The magazine’s decision to drop all pretense is not going to put them out of business, or even cause a major flap in their circulation. They are simply aware of the shifting preference of their audience (and their writers) for a mask of tolerance. They will claim that this is part of the reaction to terrorism, but the fact is that this position has been part and parcel of their editorial stance for decades. They will claim that Europe is and has always been a place open to migrants who will join Europe, but will not admit that belief in this idea seems to only occur among the groups seen as “assimilable.”


I am not, and I have never been, Charlie, because to be Charlie requires that one be seen by others as part of this society. I can never be Charlie, because to be a Jew in Europe is always going to be slightly alien, slightly suspicious. And I would never want to be Charlie, because to be a Muslim in Europe is to be hated, and I will not stand by while my cousins are treated with contempt.


¹ Quite apart from the intrinsic vileness of this entire op-ed, I find their choice of simile rather odd. Wouldn’t you expect a Professor of Pies to be a pie-maker? Why would you see any conflict of interest in such a thing?

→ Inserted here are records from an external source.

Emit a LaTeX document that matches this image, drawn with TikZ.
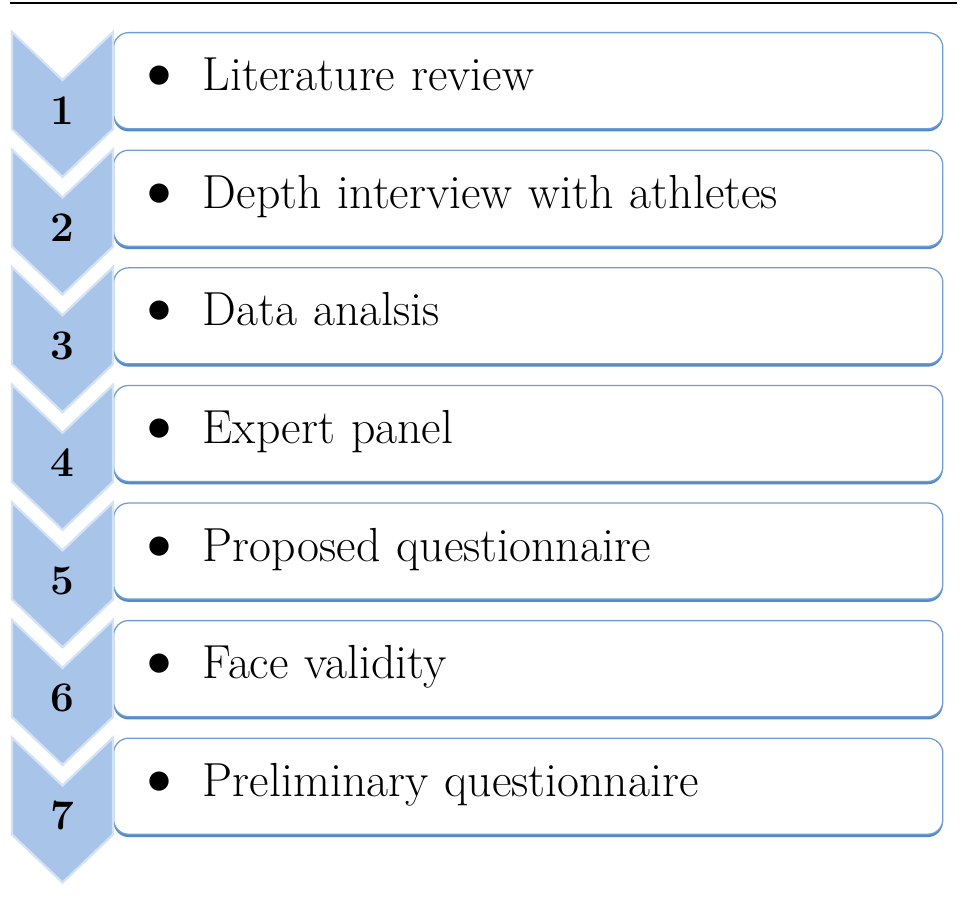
\documentclass[tikz,border=0pt]{standalone}
\usepackage{xcolor}
\usepackage{tikz}
\usetikzlibrary{positioning, shadows}
\definecolor{chevfill}{RGB}{168, 196, 233}
\definecolor{chevedge}{RGB}{212, 226, 246}
\definecolor{frameblue}{RGB}{112, 157, 210}
\definecolor{shadeblue}{RGB}{84, 138, 200}
\newcommand{\stagedot}{\makebox[2.17cm][c]{\raisebox{-0.2cm}{\scalebox{1.8}{\textbullet}}}}

\begin{document}
\begin{tikzpicture}[
    x=0.025cm, y=-0.025cm,
    node distance=0.5075cm,
    stagebox/.style={rectangle, draw=frameblue, line width=0.9pt, fill=white, rounded corners=0.375cm, minimum width=20.725cm, minimum height=2.4cm, text width=20.6cm, align=left, inner xsep=0cm, text height=0.85cm, text depth=0.35cm, font=\fontsize{34}{40}\selectfont, drop shadow={shadow xshift=0cm, shadow yshift=-0.07cm, fill=shadeblue, opacity=1}},
    chevron/.style={draw=chevedge, line width=1.6pt, fill=chevfill},
    num/.style={font=\fontsize{30}{36}\selectfont\bfseries, anchor=base},
    pics/stagechev/.style={code={
        \draw[chevron] (0,0) -- (-50.5,48) -- (-101,0) -- (-101,97) -- (-50.5,145) -- (0,97) -- cycle;
        \node[num] (n) at (-50.5,92) {#1};
    }}
]
    \useasboundingbox (0,0) rectangle (964,907);
    \draw[line width=0.07cm] (10,3) -- (957,3);

    \node[stagebox, anchor=north west] (lit) at (113,32) {\stagedot Literature review};
    \node[stagebox, below=of lit] (depth) {\stagedot Depth interview with athletes};
    \node[stagebox, below=of depth] (data) {\stagedot Data analsis};
    \node[stagebox, below=of data] (expert) {\stagedot Expert panel};
    \node[stagebox, below=of expert] (proposed) {\stagedot Proposed questionnaire};
    \node[stagebox, below=of proposed] (face) {\stagedot Face validity};
    \node[stagebox, below=of face] (prelim) {\stagedot Preliminary questionnaire};

    \pic (c1) at (lit.north west) {stagechev=1};
    \pic (c2) at (depth.north west) {stagechev=2};
    \pic (c3) at (data.north west) {stagechev=3};
    \pic (c4) at (expert.north west) {stagechev=4};
    \pic (c5) at (proposed.north west) {stagechev=5};
    \pic (c6) at (face.north west) {stagechev=6};
    \pic (c7) at (prelim.north west) {stagechev=7};
\end{tikzpicture}
\end{document}
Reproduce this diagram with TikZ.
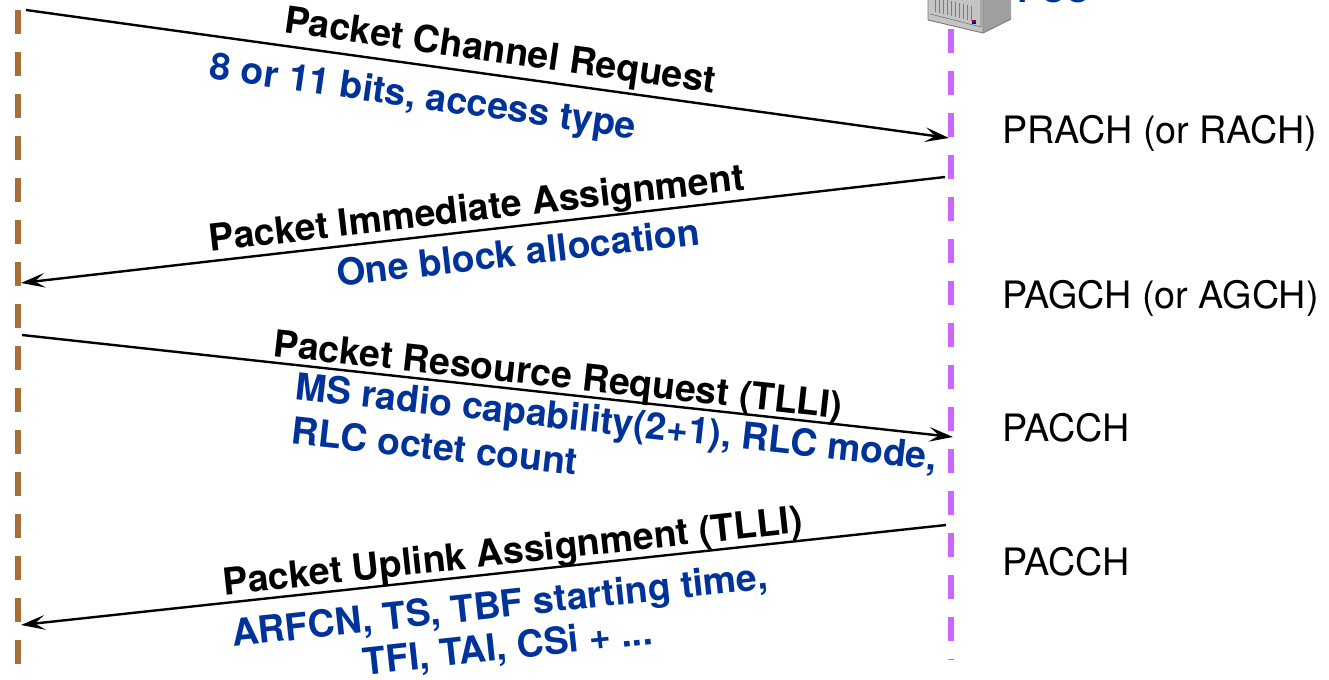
\documentclass[tikz,border=0pt]{standalone}
\usepackage{fontspec}
\setmainfont{TeX Gyre Heros}
\usetikzlibrary{arrows.meta}
\definecolor{brownline}{HTML}{A86E38}
\definecolor{purpleline}{HTML}{CC66FF}
\definecolor{msgblue}{HTML}{003399}
\definecolor{srvfront}{HTML}{C4C4C4}
\definecolor{srvside}{HTML}{A0A0A0}
\definecolor{srvedge}{HTML}{7C7C7C}
\tikzset{
 x=0.75pt,y=-0.75pt,
 lifeline/.style={line width=4.5pt,dash pattern=on 18pt off 13.5pt},
 msg/.style={line width=1.8pt,-{Stealth[length=18pt,width=11pt,inset=7.5pt]}},
 title/.style={font=\bfseries\fontsize{28}{31}\selectfont,text=black,inner sep=0pt},
 info/.style={font=\bfseries\fontsize{28}{31}\selectfont,text=msgblue,inner sep=0pt,align=center},
 chan/.style={font=\fontsize{28.3}{31}\selectfont,text=black,inner sep=0pt,anchor=base west},
}
\begin{document}
\begin{tikzpicture}
\useasboundingbox (0,0) rectangle (1329,680);
\clip (0,0) rectangle (1329,680);
% lifelines
\coordinate (ms0) at (18,10); \coordinate (ms1) at (18,664);
\coordinate (bs0) at (951,29); \coordinate (bs1) at (951,660);
\draw[lifeline,brownline] (ms0) -- (ms1);
\draw[lifeline,purpleline] (bs0) -- (bs1);
% server
\fill[srvside] (983,33) -- (1011,19) -- (1011,-20) -- (983,-10) -- cycle;
\fill[srvfront] (928,20) -- (983,33) -- (983,-10) -- (928,-20) -- cycle;
\draw[srvedge,line width=.7pt] (928,20) -- (983,33) -- (1011,19) (983,33) -- (983,-5) (928,20) -- (928,-5);
\draw[srvedge,line width=.5pt] (930,14) -- (981,27) (981,27) -- (981,-5);
\foreach \i in {0,...,9}{\draw[srvedge,line width=.45pt] (935+\i*4,-3+\i) -- (935+\i*4,12+\i);}
\fill[red!70!black] (972,20) rectangle (976,22);
\fill[blue!80!black] (972,22) rectangle (976,24);
\node[font=\bfseries\fontsize{26}{30}\selectfont,text=msgblue,inner sep=0pt,anchor=base west] (pcu) at (1017,3) {PCU};
% messages
\coordinate (a0) at (26,10); \coordinate (a1) at (949,138);
\coordinate (b0) at (945,177); \coordinate (b1) at (21,283);
\coordinate (c0) at (22,335); \coordinate (c1) at (953,437);
\coordinate (d0) at (946,525); \coordinate (d1) at (21,625);
\draw[msg] (a0) -- (a1);
\draw[msg] (b0) -- (b1);
\draw[msg] (c0) -- (c1);
\draw[msg] (d0) -- (d1);
% labels
\node[title,rotate=-8.1] (t1) at (500,53) {Packet Channel Request};
\node[info,rotate=-8.1] (i1) at (423,99) {8 or 11 bits, access type};
\node[title,rotate=6.6] (t2) at (477,211) {Packet Immediate Assignment};
\node[info,rotate=6.6] (i2) at (518,252) {One block allocation};
\node[title,rotate=-6.3] (t3) at (558,378) {Packet Resource Request (TLLI)};
\node[info,rotate=-6.3] (i3) at (616,425) {MS radio capability(2+1), RLC mode,};
\node[info,rotate=-6.3] (i3b) at (435,446) {RLC octet count};
\node[title,rotate=6.2] (t4) at (513,554) {Packet Uplink Assignment (TLLI)};
\node[info,rotate=6.2] (i4) at (500,608) {ARFCN, TS, TBF starting time,};
\node[info,rotate=6.2] (i4b) at (508,649) {TFI, TAI, CSi + ...};
% channels
\node[chan] (c1t) at (1002,144) {PRACH (or RACH)};
\node[chan] (c2t) at (1002,309) {PAGCH (or AGCH)};
\node[chan] (c3t) at (1002,442) {PACCH};
\node[chan] (c4t) at (1002,576) {PACCH};
\end{tikzpicture}
\end{document}
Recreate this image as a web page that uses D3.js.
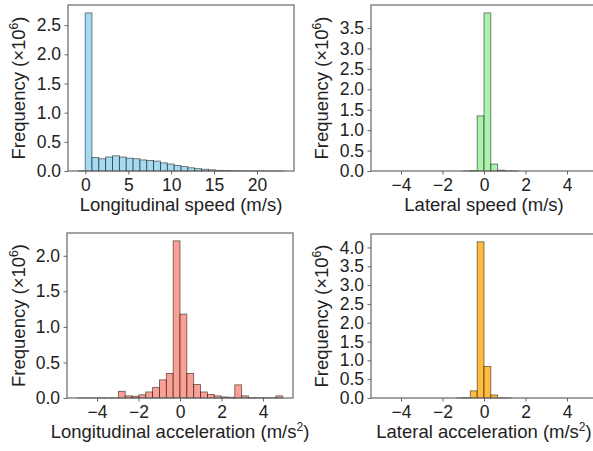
<!DOCTYPE html>
<html>
<head>
<meta charset="utf-8">
<script src="https://cdn.jsdelivr.net/npm/d3@7"></script>
<style>
  body { margin: 0; background: #fff; }
  svg text { font-family: "Liberation Sans", Arial, sans-serif; fill: #222; }
</style>
</head>
<body>
<svg id="chart" width="593" height="451"></svg>
<script>
// histogram counts (x10^6), 30 bins each
var lonSpeedRange = [-0.83, 23.12]
var lonSpeedCounts = [0.003, 2.71, 0.23, 0.21, 0.24, 0.26, 0.24, 0.22, 0.21, 0.19,
                      0.18, 0.17, 0.14, 0.12, 0.095, 0.075, 0.055, 0.04, 0.03, 0.02,
                      0.012, 0.008, 0.005, 0.003, 0.002, 0.001, 0.001, 0.0005, 0.0005, 0.0003]

var latSpeedRange = [-4.95, 4.95]
var latSpeedCounts = [0, 0, 0, 0, 0, 0, 0, 0, 0, 0,
                      0, 0, 0.001, 0.01, 1.35, 3.87, 0.17, 0.02, 0.005, 0.001,
                      0, 0, 0, 0, 0, 0, 0, 0, 0, 0]

var lonAccRange = [-4.95, 4.95]
var lonAccCounts = [0.001, 0.001, 0.001, 0.002, 0.002, 0.003, 0.095, 0.03, 0.025, 0.045,
                    0.085, 0.15, 0.255, 0.345, 2.21, 1.18, 0.345, 0.19, 0.085, 0.05,
                    0.03, 0.015, 0.01, 0.185, 0.03, 0.005, 0.003, 0.003, 0.003, 0.03]

var latAccRange = [-4.95, 4.95]
var latAccCounts = [0, 0, 0, 0, 0, 0, 0, 0, 0, 0,
                    0, 0.002, 0.01, 0.19, 4.15, 0.84, 0.08, 0.005, 0.001, 0,
                    0, 0, 0, 0, 0, 0, 0, 0, 0, 0]

var lonSpeedXTicks = [0, 5, 10, 15, 20]
var symXTicks = [-4, -2, 0, 2, 4]
var lonSpeedYTicks = [0, 0.5, 1.0, 1.5, 2.0, 2.5]
var latSpeedYTicks = [0, 0.5, 1.0, 1.5, 2.0, 2.5, 3.0, 3.5]
var lonAccYTicks = [0, 0.5, 1.0, 1.5, 2.0]
var latAccYTicks = [0, 0.5, 1.0, 1.5, 2.0, 2.5, 3.0, 3.5, 4.0]

var panels = [
    {range: lonSpeedRange, counts: lonSpeedCounts, xTicks: lonSpeedXTicks, yTicks: lonSpeedYTicks,
     color: "#87ceeb", label: "Longitudinal speed (m/s)", sup: null,
     left: 68, right: 294, top: 5, bottom: 171, ylabX: 25},
    {range: latSpeedRange, counts: latSpeedCounts, xTicks: symXTicks, yTicks: latSpeedYTicks,
     color: "#90ee90", label: "Lateral speed (m/s)", sup: null,
     left: 371, right: 597, top: 5, bottom: 171, ylabX: 328},
    {range: lonAccRange, counts: lonAccCounts, xTicks: symXTicks, yTicks: lonAccYTicks,
     color: "#fa8072", label: "Longitudinal acceleration (m/s", sup: "2",
     left: 67, right: 293, top: 233, bottom: 398, ylabX: 25},
    {range: latAccRange, counts: latAccCounts, xTicks: symXTicks, yTicks: latAccYTicks,
     color: "#ffa500", label: "Lateral acceleration (m/s", sup: "2",
     left: 371, right: 597, top: 234, bottom: 398, ylabX: 328}
]

var svg = d3.select("#chart")

function drawPanel(p)
{
    var n = p.counts.length
    var w = (p.range[1] - p.range[0]) / n
    var bins = p.counts.map(function(c, i){
        return {x0: p.range[0] + i * w, x1: p.range[0] + (i + 1) * w, c: c}
    })
    var span = p.range[1] - p.range[0]
    var xScale = d3.scaleLinear()
        .domain([p.range[0] - 0.05 * span, p.range[1] + 0.05 * span])
        .range([p.left, p.right])
    var yScale = d3.scaleLinear()
        .domain([0, d3.max(p.counts) * 1.05])
        .range([p.bottom, p.top])

    var g = svg.append("g")

    g.selectAll("rect.bar")
        .data(bins.filter(function(b){ return b.c > 0 }))
        .enter()
            .append("rect")
            .attr("class", "bar")
            .attr("x", function(d){ return xScale(d.x0) })
            .attr("width", function(d){ return xScale(d.x1) - xScale(d.x0) })
            .attr("y", function(d){ return yScale(d.c) })
            .attr("height", function(d){ return yScale(0) - yScale(d.c) })
            .attr("fill", p.color)
            .attr("fill-opacity", 0.75)
            .attr("stroke", "rgba(0,0,0,0.6)")
            .attr("stroke-width", 0.8)

    var fmtX = d3.format("d")
    var fmtY = d3.format(".1f")

    var xAxis = g.append("g")
        .attr("transform", "translate(0," + p.bottom + ")")
        .call(d3.axisBottom(xScale).tickValues(p.xTicks).tickFormat(fmtX).tickSize(3.5).tickPadding(4))
    var yAxis = g.append("g")
        .attr("transform", "translate(" + p.left + ",0)")
        .call(d3.axisLeft(yScale).tickValues(p.yTicks).tickFormat(fmtY).tickSize(3.5).tickPadding(3.5))

    ;[xAxis, yAxis].forEach(function(a){
        a.select(".domain").remove()
        a.selectAll("line").attr("stroke", "#666").attr("stroke-width", 1)
        a.selectAll("text")
            .style("font-family", "'Liberation Sans', Arial, sans-serif")
            .style("font-size", "17.5px")
            .attr("fill", "#222")
    })

    g.append("rect")
        .attr("x", p.left)
        .attr("y", p.top)
        .attr("width", p.right - p.left)
        .attr("height", p.bottom - p.top)
        .attr("fill", "none")
        .attr("stroke", "#666")
        .attr("stroke-width", 1.2)

    var xl = g.append("text")
        .attr("x", (p.left + p.right) / 2)
        .attr("y", p.bottom + 40)
        .attr("text-anchor", "middle")
        .style("font-size", "18.5px")
        .text(p.label)
    if(p.sup)
    {
        xl.append("tspan").attr("dy", -7).style("font-size", "12px").text(p.sup)
        xl.append("tspan").attr("dy", 7).text(")")
    }

    var yl = g.append("text")
        .attr("transform", "translate(" + p.ylabX + "," + ((p.top + p.bottom) / 2) + ") rotate(-90)")
        .attr("text-anchor", "middle")
        .style("font-size", "18.5px")
        .text("Frequency (×10")
    yl.append("tspan").attr("dy", -7).style("font-size", "12px").text("6")
    yl.append("tspan").attr("dy", 7).text(")")
}

panels.forEach(drawPanel)
</script>
</body>
</html>
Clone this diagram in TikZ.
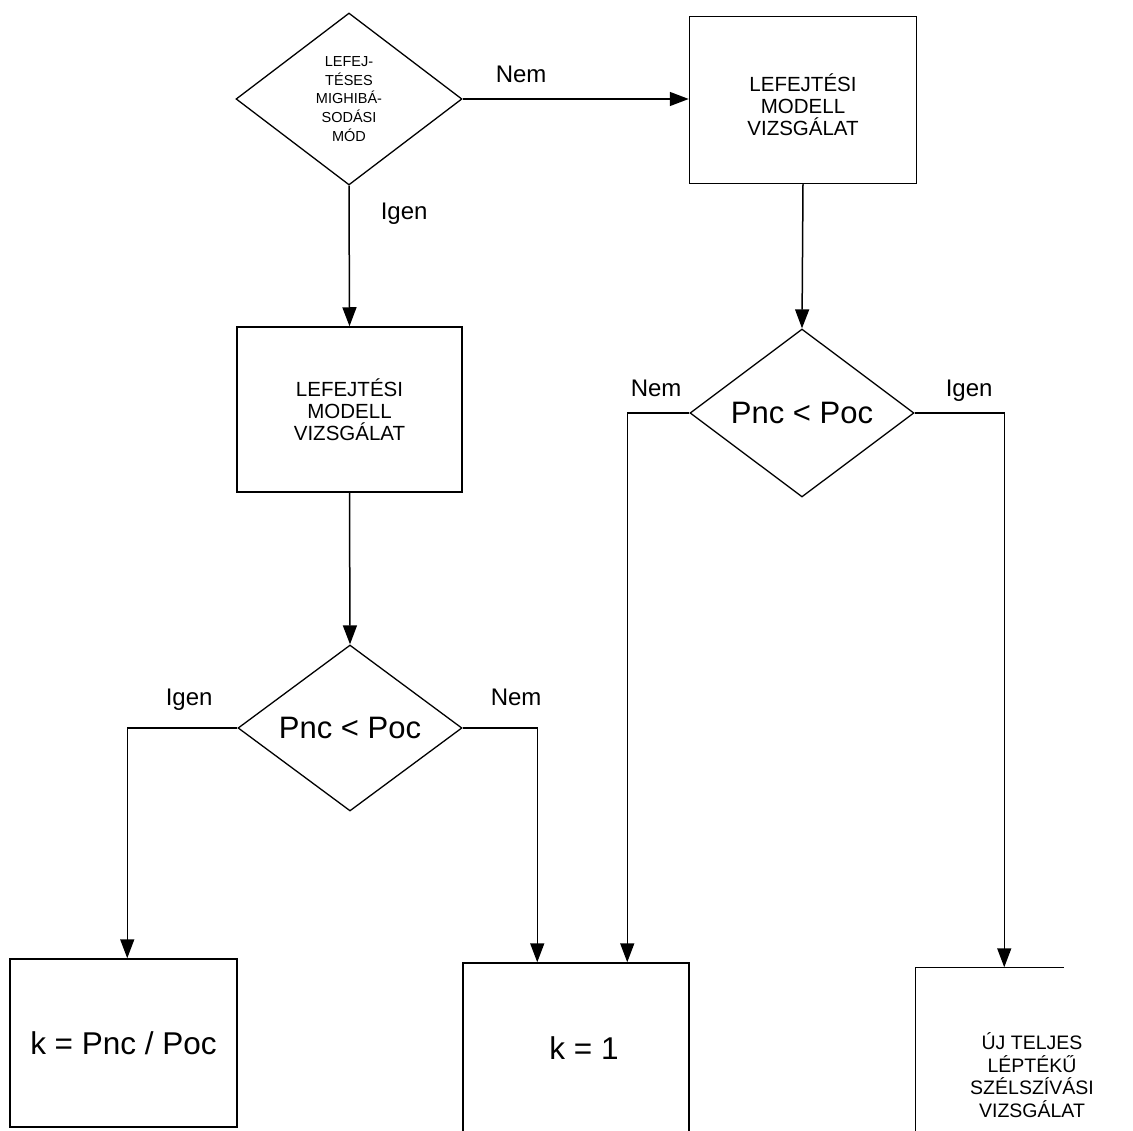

The job of a Professor of Pies is not to criticize the existence of pie; but they seem to believe that the principal role of a Professor of Islamic Studies is to criticize Islam, and so no Muslim could ever be suited to the job.

² I joke, of course. Even apart from that “minor slip-up,” it has not gone particularly fine.

³ What, you don’t find the phrase appropriate?

⁴ I particularly remember the chants, “Hamas! Hamas! Jews to the Gas!,” brought to us by Dutch soccer fans last year.

⁵ It’s been charming to watch Marine le Pen at National Front rallies, telling everyone that her party is just about protecting France, and isn’t about racism, only to have her father, party founder Jean-Marie le Pen, keep showing up and yelling that it’s all about the racism to raucous cheers. She is, alas, quite moderate by European far-right standards, simply standing for overt and legal racism. Her party has few overt links to the Nazis, which is more than I can say for analogous parties elsewhere.